[Aim]
Copy every line of the data in which the word "this" occurs.

[Charts and diagrams as code]
====

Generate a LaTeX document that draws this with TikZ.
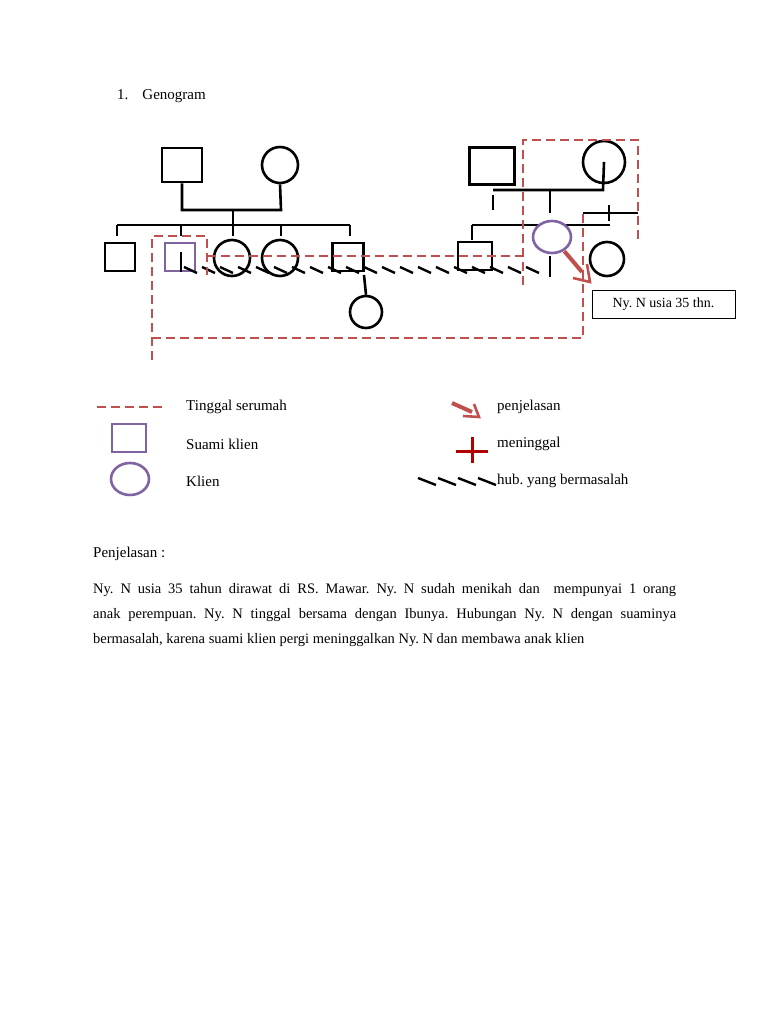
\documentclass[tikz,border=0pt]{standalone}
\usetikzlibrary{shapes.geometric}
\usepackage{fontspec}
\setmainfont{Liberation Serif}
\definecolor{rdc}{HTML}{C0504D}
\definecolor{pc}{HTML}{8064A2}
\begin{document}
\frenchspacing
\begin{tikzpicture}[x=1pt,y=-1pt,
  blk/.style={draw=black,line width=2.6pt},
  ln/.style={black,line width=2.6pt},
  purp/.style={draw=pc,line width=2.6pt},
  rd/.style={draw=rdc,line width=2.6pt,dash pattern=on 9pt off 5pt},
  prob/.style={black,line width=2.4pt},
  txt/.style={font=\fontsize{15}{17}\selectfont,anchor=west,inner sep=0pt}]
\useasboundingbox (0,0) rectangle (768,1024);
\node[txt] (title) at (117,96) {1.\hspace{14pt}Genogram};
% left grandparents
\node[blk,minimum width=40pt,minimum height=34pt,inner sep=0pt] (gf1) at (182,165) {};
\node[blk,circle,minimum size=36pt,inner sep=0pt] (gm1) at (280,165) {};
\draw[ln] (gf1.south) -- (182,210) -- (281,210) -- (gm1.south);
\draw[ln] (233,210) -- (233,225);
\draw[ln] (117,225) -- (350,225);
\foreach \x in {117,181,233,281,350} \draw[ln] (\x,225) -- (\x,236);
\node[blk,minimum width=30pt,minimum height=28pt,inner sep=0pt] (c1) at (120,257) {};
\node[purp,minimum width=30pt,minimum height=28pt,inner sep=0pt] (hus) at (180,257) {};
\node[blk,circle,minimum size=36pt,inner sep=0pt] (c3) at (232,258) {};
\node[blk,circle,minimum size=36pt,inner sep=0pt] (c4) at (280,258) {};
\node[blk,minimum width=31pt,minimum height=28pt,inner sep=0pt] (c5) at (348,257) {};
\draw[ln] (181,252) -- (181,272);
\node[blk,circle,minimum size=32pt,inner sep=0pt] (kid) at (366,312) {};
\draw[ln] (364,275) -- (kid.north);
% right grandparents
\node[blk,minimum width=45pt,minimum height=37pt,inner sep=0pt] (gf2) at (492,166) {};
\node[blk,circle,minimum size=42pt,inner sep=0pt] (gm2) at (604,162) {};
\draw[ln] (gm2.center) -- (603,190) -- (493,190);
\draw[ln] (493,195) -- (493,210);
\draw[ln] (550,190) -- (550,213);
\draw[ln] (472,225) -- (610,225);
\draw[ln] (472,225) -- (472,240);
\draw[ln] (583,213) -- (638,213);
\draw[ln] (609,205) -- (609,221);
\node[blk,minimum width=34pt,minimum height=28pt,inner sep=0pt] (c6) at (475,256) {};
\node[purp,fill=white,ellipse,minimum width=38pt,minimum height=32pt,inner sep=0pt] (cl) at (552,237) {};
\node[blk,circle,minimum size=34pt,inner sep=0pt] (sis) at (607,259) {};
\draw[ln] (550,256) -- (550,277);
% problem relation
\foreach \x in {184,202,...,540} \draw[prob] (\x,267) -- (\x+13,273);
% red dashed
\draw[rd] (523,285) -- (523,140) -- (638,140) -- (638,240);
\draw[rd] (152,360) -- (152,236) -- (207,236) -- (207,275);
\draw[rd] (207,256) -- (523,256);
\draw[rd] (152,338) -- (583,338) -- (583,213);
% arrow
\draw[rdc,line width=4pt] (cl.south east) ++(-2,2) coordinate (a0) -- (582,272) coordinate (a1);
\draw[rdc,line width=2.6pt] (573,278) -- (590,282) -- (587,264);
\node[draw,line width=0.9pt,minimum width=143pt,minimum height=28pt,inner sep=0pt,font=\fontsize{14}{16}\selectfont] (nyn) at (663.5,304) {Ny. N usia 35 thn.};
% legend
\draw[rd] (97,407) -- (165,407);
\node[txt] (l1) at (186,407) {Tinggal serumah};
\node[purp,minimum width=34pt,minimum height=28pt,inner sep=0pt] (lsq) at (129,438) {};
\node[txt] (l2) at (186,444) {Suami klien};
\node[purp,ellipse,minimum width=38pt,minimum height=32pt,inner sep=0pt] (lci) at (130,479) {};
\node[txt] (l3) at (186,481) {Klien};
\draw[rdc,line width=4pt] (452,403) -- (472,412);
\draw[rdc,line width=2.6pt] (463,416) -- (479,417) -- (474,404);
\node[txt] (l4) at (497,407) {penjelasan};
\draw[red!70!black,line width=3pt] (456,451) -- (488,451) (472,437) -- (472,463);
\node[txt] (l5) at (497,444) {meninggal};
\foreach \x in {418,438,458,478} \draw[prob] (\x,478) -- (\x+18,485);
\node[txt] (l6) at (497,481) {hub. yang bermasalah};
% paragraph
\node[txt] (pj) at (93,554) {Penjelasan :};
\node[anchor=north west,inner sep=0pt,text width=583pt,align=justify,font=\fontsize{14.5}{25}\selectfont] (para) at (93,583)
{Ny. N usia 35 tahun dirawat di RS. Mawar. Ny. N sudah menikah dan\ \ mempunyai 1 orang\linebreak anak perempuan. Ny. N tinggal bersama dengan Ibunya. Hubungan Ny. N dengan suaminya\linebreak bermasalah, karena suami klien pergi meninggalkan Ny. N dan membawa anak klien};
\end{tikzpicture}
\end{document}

====

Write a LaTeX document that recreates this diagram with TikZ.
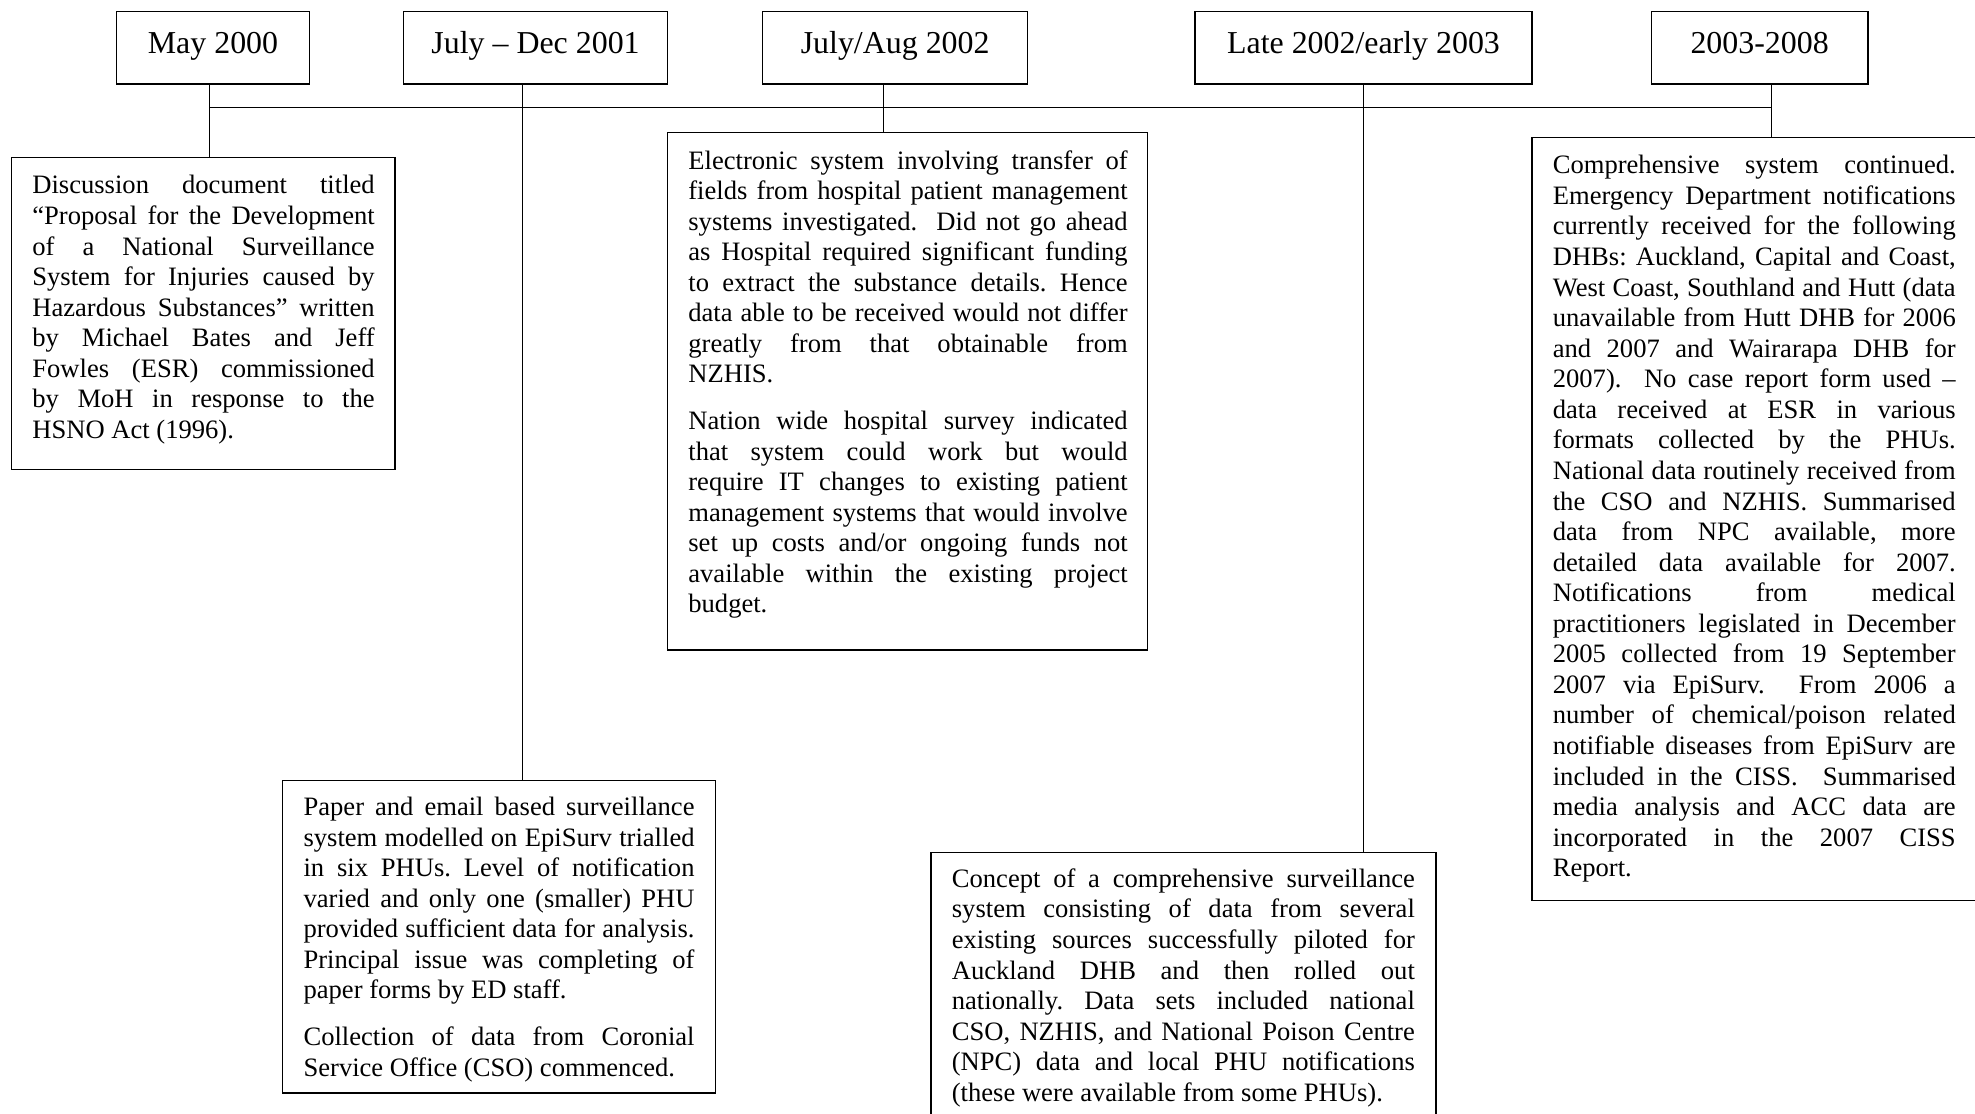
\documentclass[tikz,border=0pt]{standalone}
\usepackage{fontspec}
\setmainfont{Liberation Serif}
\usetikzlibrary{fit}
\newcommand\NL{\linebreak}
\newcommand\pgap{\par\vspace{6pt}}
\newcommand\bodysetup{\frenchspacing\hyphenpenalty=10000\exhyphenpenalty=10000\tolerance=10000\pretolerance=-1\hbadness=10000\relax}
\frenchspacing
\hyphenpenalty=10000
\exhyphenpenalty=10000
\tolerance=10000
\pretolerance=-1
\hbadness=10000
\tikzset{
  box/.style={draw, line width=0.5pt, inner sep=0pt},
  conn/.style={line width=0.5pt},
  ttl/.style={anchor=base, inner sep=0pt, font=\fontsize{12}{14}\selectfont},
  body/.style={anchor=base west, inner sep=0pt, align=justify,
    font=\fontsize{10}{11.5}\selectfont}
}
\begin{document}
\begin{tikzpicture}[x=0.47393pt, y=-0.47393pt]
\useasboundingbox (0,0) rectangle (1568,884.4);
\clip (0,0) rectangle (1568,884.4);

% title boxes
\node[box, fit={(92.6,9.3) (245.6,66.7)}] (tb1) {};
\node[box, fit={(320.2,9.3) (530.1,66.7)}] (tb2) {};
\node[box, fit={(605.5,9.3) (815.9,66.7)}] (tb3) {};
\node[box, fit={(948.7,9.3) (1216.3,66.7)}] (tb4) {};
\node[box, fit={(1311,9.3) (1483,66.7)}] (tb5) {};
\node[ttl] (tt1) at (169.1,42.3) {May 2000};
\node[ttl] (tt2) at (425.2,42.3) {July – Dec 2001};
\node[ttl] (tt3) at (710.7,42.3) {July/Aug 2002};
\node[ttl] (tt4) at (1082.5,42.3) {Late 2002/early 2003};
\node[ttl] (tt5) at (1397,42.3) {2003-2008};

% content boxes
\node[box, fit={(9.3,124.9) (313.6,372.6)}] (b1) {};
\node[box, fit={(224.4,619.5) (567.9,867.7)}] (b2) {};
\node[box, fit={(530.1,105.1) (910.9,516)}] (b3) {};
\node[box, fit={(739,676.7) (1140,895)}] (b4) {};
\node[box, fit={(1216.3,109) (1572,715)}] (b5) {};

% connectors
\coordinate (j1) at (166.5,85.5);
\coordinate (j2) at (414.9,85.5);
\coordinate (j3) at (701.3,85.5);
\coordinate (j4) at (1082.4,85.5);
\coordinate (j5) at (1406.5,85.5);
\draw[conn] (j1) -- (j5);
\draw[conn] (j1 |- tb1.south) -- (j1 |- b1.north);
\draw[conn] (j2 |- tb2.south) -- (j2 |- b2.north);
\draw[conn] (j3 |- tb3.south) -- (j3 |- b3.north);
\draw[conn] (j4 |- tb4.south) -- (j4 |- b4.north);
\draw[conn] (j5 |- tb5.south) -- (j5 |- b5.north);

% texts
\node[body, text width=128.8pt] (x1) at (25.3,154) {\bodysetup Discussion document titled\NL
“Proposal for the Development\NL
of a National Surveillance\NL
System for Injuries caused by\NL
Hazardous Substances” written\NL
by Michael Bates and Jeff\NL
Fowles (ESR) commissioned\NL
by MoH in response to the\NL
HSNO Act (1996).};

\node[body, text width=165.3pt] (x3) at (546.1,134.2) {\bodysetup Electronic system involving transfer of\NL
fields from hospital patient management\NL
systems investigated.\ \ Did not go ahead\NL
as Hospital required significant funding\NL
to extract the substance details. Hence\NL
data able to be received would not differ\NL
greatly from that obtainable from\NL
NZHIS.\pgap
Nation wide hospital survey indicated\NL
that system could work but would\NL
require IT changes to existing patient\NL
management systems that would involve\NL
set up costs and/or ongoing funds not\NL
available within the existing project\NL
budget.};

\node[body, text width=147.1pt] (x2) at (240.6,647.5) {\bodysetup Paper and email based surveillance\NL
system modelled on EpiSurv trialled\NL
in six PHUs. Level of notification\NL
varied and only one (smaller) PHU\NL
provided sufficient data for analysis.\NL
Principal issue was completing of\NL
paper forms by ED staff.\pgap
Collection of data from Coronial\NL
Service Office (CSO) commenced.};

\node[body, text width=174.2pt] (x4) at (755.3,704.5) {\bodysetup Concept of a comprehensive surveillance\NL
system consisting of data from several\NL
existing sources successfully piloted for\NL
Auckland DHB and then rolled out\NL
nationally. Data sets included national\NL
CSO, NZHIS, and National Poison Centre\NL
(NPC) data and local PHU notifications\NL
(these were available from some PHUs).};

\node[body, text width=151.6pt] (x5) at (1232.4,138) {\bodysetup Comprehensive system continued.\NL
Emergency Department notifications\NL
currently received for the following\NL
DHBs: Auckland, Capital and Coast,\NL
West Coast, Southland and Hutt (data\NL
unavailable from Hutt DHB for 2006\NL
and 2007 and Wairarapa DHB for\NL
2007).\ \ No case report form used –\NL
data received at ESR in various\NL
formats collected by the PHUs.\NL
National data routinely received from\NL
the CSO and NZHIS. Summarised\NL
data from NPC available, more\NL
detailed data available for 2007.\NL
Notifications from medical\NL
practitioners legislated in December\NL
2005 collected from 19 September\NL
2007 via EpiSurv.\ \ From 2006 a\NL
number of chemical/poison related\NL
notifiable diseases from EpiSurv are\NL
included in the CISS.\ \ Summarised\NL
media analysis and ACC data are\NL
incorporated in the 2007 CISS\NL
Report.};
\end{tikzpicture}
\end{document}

====

[Completed exercise]
Generate a LaTeX document that draws this with TikZ.
Write a LaTeX document that recreates this diagram with TikZ.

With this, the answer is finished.